REQUIRED WORK: Locate every line in the material below that has the word "Write". Copy each of those lines.

-=-=-

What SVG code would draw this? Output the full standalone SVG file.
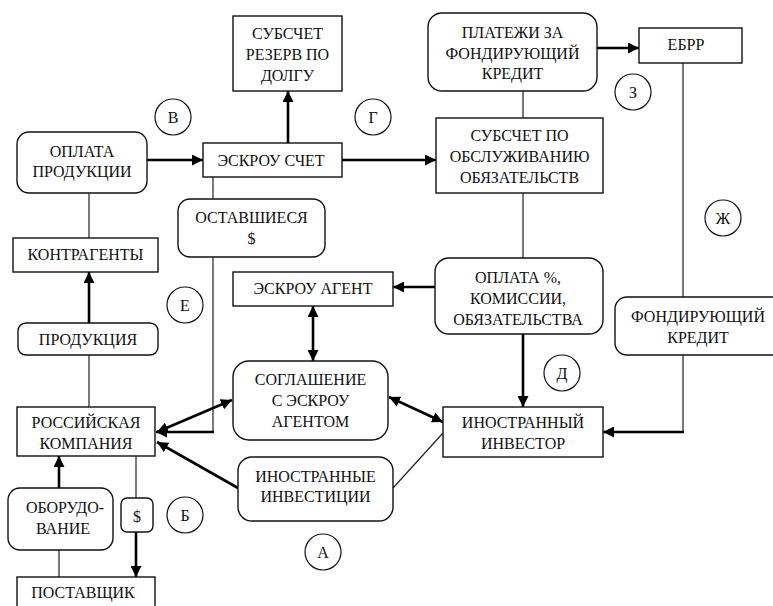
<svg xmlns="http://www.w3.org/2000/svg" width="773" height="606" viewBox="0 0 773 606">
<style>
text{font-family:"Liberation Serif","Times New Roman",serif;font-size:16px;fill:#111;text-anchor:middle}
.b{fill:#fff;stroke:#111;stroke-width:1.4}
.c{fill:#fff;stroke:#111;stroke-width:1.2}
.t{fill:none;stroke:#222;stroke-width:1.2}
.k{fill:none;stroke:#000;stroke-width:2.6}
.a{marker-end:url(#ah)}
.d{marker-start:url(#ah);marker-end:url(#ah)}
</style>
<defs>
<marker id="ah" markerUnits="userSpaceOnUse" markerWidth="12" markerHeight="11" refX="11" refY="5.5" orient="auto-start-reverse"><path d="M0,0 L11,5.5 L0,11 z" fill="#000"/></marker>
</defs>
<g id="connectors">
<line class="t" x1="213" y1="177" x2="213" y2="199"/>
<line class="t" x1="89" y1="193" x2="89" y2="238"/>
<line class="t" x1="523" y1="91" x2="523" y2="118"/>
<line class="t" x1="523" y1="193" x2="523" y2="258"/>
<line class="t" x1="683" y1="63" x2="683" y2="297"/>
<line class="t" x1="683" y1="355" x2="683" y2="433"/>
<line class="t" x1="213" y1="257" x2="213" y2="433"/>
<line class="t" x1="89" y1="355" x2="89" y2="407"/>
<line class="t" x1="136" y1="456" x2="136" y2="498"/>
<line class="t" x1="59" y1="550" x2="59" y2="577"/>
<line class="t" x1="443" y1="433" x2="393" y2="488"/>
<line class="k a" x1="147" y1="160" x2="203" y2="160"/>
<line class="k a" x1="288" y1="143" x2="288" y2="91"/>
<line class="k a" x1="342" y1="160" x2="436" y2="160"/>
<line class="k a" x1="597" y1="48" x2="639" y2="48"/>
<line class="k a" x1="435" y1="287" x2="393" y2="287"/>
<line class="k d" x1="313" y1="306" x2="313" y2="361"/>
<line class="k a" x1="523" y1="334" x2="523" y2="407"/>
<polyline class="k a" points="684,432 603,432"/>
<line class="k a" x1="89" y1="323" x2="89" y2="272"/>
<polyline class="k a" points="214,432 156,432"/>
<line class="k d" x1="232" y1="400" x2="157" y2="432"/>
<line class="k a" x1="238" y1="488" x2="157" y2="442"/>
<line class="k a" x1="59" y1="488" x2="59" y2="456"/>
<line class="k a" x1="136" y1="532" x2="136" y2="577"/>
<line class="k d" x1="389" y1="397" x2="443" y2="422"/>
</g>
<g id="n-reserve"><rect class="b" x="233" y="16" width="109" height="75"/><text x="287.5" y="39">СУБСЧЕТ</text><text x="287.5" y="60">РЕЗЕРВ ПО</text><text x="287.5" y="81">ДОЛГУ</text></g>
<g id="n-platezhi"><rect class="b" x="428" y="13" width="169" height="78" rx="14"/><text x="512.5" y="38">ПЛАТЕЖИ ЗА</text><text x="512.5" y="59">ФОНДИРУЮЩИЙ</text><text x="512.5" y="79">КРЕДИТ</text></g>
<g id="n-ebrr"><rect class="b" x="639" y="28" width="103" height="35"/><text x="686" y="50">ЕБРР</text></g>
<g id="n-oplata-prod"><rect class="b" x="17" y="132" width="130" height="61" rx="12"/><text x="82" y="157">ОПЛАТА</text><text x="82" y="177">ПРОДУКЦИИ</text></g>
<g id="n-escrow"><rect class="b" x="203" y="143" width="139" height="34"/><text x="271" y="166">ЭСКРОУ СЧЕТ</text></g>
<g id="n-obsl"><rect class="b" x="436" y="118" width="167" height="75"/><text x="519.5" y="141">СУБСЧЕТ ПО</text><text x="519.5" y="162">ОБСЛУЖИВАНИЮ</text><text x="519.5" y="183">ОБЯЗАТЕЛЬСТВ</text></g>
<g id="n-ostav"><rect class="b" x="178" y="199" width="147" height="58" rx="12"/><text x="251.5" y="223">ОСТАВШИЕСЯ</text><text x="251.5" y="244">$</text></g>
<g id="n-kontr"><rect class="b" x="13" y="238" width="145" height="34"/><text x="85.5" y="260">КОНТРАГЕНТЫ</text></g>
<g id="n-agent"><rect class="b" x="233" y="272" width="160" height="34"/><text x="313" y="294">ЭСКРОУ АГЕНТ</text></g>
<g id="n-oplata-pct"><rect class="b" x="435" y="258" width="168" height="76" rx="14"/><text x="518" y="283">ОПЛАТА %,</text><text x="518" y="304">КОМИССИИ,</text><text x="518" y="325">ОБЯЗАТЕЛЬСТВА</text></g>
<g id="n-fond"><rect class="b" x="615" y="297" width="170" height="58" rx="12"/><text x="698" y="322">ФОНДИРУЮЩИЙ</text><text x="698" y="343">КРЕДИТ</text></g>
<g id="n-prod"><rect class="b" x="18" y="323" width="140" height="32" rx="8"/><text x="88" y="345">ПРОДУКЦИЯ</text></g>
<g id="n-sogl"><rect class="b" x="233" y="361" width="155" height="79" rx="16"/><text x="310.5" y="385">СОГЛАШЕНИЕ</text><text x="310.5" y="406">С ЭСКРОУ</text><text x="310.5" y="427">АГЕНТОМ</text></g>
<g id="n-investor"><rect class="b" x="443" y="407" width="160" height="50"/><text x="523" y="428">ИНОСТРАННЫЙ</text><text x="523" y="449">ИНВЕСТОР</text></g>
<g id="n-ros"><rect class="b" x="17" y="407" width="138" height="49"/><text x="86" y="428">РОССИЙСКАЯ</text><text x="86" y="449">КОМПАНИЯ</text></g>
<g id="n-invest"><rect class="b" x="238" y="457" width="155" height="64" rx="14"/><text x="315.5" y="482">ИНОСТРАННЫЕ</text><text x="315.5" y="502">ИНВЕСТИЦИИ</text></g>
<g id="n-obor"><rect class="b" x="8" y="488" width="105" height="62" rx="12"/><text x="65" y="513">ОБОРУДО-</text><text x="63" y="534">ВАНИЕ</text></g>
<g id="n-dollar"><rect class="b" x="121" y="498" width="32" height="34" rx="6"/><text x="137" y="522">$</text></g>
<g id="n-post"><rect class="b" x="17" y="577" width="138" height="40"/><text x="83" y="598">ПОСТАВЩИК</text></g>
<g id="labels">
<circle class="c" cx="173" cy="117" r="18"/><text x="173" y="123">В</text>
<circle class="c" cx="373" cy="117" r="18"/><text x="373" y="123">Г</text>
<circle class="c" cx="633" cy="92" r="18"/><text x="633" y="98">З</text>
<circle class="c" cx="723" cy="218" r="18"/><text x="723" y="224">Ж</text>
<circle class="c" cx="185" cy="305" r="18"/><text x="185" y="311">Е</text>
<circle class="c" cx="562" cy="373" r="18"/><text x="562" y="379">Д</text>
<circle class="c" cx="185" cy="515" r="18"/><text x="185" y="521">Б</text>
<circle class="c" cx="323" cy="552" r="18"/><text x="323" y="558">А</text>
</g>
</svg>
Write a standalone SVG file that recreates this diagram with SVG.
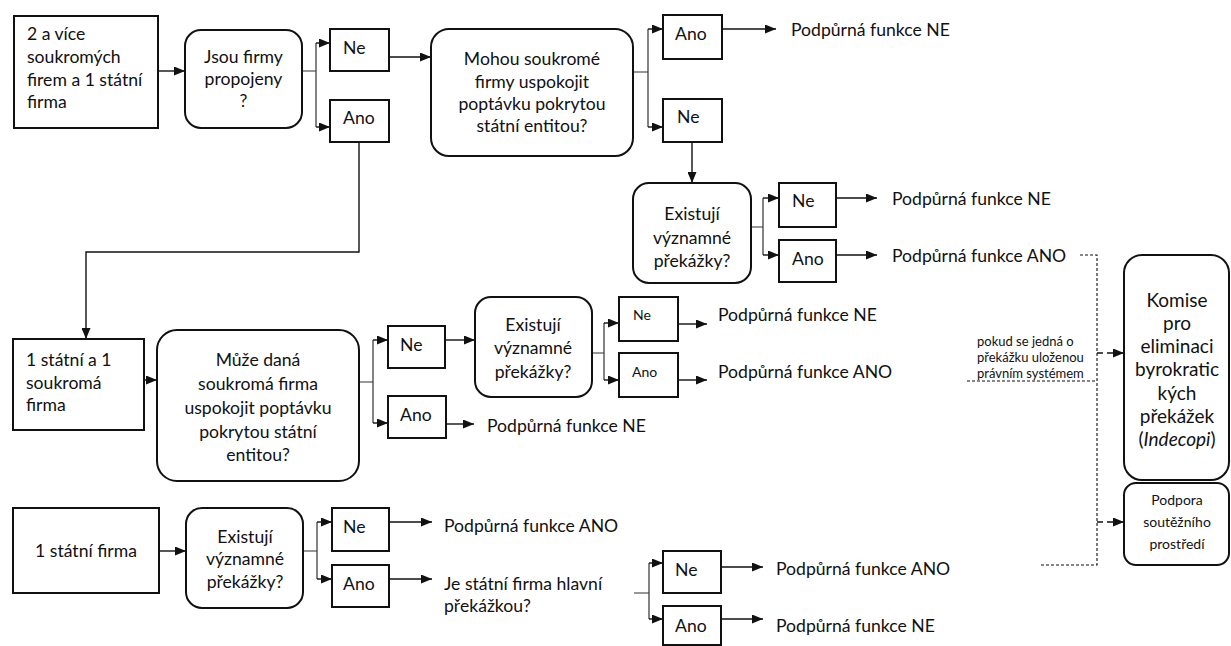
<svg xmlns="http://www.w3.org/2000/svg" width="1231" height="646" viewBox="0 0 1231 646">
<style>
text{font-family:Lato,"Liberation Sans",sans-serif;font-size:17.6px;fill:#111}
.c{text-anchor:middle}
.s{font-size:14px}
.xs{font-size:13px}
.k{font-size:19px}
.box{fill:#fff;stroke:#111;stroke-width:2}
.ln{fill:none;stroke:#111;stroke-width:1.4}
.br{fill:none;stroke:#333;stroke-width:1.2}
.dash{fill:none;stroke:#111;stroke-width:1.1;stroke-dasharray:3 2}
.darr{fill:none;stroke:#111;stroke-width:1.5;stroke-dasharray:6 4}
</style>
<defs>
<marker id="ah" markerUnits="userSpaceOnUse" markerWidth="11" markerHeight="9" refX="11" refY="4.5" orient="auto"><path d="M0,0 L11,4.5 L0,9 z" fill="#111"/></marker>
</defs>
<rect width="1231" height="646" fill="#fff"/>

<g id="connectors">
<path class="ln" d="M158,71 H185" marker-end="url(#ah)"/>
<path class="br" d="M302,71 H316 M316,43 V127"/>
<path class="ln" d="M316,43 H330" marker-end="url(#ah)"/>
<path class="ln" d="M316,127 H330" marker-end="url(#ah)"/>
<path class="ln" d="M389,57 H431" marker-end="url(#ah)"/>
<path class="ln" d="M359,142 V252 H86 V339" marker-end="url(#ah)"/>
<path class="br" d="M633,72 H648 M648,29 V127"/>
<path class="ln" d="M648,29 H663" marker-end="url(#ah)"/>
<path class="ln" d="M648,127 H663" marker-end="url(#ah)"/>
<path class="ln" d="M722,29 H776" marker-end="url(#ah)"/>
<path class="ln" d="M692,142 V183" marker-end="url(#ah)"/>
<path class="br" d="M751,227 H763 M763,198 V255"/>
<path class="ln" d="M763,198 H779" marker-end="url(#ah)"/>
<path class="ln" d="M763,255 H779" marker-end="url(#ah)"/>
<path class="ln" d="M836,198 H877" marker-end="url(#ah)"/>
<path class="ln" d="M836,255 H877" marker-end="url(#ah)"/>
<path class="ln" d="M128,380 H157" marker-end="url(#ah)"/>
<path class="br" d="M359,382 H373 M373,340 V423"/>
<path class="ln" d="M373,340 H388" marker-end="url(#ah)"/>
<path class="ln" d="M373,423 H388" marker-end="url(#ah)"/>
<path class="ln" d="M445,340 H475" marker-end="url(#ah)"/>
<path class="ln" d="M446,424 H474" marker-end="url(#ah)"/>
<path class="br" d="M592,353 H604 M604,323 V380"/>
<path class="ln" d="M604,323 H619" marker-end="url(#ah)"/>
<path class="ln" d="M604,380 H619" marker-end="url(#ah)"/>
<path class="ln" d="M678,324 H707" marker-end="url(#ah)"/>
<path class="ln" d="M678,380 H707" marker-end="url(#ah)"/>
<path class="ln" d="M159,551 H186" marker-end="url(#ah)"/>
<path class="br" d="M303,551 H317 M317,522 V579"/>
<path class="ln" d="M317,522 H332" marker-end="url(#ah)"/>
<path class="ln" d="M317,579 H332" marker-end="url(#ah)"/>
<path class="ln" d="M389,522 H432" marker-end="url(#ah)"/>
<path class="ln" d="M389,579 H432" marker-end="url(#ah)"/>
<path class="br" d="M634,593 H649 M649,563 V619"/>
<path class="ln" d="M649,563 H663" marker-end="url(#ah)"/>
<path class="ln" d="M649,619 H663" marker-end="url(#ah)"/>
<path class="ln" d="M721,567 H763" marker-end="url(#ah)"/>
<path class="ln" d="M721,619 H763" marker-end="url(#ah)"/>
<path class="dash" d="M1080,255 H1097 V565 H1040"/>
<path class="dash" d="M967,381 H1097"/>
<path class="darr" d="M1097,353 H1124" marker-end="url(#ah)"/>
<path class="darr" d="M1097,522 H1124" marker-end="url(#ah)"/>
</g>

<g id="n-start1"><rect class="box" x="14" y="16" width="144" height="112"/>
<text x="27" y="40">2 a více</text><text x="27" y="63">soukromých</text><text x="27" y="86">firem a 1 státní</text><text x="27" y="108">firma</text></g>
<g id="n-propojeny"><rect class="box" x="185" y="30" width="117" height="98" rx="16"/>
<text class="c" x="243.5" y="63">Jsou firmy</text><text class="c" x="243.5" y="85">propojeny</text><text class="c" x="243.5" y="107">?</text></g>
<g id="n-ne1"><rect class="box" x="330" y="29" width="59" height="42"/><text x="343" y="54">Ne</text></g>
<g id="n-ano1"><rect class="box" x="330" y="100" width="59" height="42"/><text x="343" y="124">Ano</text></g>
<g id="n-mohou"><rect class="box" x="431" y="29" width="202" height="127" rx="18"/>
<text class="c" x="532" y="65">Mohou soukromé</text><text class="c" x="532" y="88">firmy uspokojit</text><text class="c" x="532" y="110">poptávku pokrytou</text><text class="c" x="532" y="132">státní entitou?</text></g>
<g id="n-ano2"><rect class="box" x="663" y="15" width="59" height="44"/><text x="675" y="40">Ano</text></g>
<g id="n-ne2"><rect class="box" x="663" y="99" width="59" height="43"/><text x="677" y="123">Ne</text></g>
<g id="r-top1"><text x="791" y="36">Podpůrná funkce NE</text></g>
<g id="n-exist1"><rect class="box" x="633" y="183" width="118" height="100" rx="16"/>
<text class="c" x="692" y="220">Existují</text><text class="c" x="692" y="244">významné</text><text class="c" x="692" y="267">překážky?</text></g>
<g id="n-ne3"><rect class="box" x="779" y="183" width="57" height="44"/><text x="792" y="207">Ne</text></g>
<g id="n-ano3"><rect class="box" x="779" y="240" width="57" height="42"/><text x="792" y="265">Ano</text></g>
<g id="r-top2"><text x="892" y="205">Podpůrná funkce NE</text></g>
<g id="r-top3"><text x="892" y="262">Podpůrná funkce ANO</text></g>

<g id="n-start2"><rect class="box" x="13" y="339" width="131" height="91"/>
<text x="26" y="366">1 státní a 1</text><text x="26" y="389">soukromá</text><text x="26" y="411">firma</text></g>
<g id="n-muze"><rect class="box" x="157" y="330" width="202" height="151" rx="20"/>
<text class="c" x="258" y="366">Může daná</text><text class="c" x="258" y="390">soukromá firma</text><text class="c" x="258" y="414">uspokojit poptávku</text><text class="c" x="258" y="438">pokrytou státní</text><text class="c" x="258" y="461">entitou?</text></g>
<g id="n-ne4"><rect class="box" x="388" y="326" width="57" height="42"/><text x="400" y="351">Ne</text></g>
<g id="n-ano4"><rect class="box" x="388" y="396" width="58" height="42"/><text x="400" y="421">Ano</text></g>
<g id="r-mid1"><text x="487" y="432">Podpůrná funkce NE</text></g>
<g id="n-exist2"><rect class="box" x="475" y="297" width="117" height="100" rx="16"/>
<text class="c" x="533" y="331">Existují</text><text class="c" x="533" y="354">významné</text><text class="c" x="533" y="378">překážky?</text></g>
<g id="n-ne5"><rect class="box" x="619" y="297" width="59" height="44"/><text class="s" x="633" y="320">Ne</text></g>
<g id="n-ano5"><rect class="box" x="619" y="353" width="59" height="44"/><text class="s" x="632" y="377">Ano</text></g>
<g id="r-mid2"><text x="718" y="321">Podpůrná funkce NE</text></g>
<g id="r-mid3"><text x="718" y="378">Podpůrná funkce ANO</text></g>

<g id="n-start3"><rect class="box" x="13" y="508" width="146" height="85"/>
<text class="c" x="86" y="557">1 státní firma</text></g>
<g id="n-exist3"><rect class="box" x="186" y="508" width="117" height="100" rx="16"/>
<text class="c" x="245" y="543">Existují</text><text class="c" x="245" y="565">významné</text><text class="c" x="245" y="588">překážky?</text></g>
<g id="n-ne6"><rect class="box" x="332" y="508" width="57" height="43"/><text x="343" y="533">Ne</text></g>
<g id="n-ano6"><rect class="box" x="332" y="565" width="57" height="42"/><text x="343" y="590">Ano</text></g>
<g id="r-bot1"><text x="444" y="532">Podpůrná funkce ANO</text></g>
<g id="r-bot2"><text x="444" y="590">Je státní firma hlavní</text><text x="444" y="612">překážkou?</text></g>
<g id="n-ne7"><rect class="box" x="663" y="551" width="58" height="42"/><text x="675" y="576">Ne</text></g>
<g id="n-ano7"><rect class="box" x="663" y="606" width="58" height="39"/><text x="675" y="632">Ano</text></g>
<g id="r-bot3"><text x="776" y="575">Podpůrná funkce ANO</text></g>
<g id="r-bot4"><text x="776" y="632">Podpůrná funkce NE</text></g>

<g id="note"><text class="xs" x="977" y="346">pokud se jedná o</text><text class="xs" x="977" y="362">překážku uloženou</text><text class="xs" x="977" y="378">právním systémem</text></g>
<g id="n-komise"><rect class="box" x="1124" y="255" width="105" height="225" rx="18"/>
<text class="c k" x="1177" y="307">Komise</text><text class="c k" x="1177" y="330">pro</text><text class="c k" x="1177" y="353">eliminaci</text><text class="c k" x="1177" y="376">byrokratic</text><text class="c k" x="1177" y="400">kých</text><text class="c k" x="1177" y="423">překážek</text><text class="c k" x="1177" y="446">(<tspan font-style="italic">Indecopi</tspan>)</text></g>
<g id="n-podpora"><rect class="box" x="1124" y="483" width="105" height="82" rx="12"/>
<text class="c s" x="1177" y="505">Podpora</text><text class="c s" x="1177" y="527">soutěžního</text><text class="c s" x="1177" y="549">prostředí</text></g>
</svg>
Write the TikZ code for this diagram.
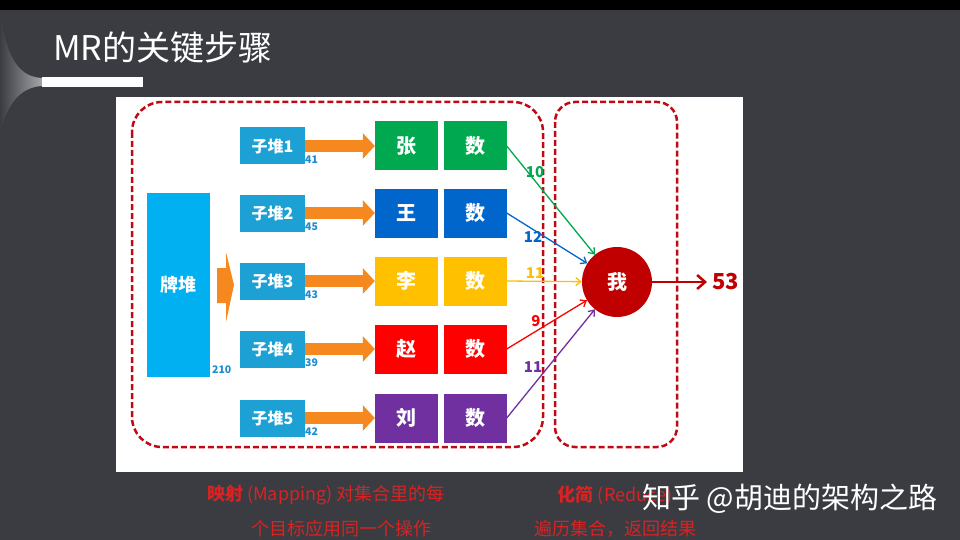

-=-=-

OUTPUT FOR THIS TASK:
Write a standalone SVG file that recreates this diagram with SVG.
Write the TikZ code for this diagram.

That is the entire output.